**Task details**. Below are entries. Reproduce exactly the lines between the line holding "Emit a Python" and the line holding "import plotly.graph_objects as go", inclusive, and only those.

**Records shown**.
----------
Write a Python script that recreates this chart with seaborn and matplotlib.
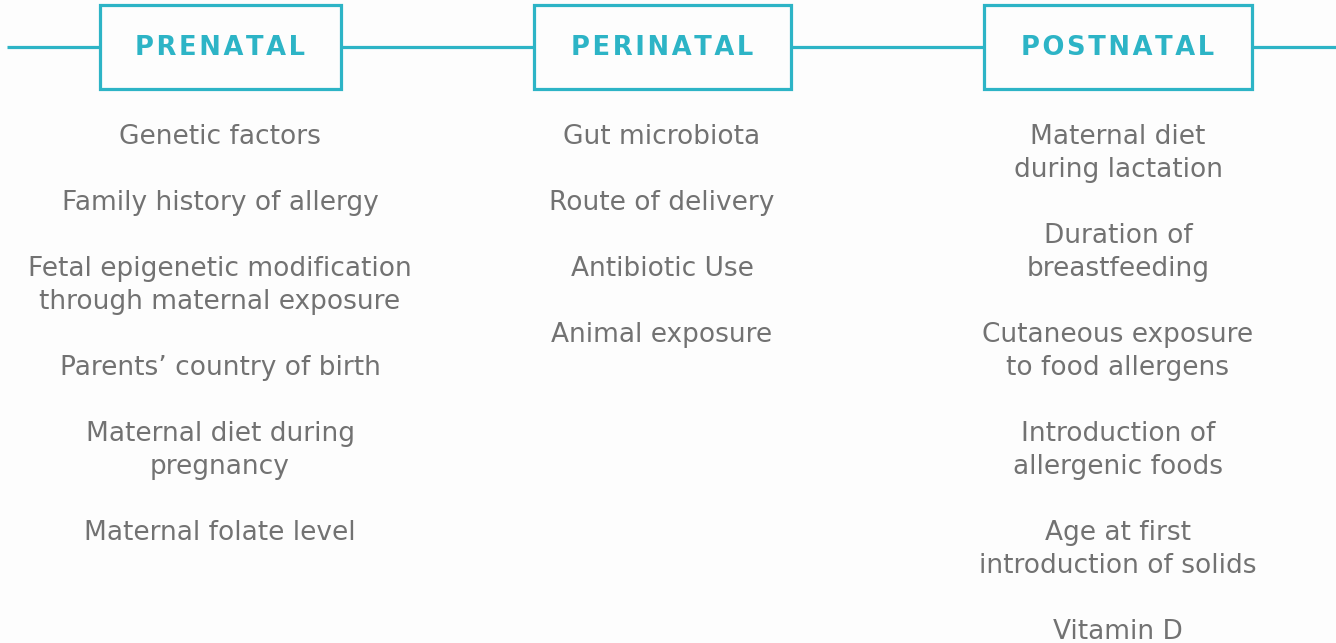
----------
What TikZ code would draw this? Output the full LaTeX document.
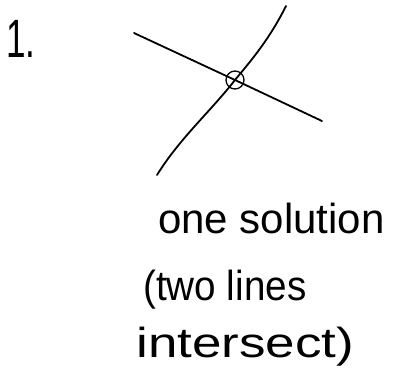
----------
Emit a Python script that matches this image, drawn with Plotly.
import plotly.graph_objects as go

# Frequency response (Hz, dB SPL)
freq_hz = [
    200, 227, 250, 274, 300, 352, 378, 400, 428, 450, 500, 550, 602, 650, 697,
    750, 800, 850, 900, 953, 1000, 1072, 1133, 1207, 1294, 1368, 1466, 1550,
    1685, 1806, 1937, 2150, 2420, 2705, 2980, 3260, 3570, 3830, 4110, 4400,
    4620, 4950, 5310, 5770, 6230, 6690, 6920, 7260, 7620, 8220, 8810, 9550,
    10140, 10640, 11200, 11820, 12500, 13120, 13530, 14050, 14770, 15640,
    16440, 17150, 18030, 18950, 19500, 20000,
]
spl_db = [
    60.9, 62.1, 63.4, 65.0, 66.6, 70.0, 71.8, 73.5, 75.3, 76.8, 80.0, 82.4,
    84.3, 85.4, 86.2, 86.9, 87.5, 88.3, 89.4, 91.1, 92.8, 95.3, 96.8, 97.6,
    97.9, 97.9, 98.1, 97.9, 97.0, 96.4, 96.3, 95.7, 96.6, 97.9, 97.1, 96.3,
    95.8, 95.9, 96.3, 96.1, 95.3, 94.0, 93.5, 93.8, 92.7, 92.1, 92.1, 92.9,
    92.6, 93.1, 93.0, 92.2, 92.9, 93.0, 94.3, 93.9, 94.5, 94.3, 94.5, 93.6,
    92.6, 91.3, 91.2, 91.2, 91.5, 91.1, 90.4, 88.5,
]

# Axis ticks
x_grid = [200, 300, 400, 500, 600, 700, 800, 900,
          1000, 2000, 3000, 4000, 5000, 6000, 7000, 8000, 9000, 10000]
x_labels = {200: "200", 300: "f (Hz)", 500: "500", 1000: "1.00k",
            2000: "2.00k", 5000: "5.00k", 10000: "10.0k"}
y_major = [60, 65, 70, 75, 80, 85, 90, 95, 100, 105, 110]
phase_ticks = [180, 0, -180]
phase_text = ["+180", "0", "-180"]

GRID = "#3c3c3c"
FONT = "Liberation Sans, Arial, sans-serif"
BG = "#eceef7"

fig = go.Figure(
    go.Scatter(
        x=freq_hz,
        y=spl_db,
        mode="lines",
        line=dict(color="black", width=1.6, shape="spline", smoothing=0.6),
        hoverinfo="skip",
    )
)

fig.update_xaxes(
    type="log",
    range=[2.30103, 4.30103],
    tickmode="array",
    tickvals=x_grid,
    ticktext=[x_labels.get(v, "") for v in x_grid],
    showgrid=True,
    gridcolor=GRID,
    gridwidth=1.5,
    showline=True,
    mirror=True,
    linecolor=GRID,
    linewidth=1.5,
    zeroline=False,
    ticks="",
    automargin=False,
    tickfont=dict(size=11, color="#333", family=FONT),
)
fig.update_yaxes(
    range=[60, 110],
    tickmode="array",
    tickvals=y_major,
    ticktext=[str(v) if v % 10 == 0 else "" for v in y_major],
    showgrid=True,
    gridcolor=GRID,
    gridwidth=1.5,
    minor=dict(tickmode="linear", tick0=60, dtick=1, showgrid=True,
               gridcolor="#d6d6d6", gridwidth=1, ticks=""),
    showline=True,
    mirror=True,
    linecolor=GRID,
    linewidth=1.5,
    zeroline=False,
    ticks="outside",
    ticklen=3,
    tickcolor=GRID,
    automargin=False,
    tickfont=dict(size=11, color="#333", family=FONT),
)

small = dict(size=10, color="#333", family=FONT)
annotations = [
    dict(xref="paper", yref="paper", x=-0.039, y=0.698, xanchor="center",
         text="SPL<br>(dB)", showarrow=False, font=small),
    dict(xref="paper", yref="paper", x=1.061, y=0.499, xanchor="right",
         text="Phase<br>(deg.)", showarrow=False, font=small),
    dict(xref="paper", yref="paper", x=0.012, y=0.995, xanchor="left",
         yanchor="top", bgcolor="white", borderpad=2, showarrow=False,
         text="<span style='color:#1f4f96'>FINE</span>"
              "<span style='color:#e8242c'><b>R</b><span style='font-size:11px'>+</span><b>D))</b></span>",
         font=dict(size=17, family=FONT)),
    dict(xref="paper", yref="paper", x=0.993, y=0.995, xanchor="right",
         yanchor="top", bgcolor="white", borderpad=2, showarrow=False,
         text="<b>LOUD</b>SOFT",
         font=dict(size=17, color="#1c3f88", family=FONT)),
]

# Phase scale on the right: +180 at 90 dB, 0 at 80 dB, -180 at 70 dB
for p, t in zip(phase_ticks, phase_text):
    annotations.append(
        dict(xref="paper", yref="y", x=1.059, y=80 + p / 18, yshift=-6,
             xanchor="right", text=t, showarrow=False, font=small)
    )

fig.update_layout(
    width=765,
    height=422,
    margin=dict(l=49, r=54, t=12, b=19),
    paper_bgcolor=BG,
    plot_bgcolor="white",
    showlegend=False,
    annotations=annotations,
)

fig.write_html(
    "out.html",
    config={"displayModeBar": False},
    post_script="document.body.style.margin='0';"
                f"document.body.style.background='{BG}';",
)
----------
**Exercise result**.
Emit a Python script that matches this image, drawn with Plotly.
import plotly.graph_objects as go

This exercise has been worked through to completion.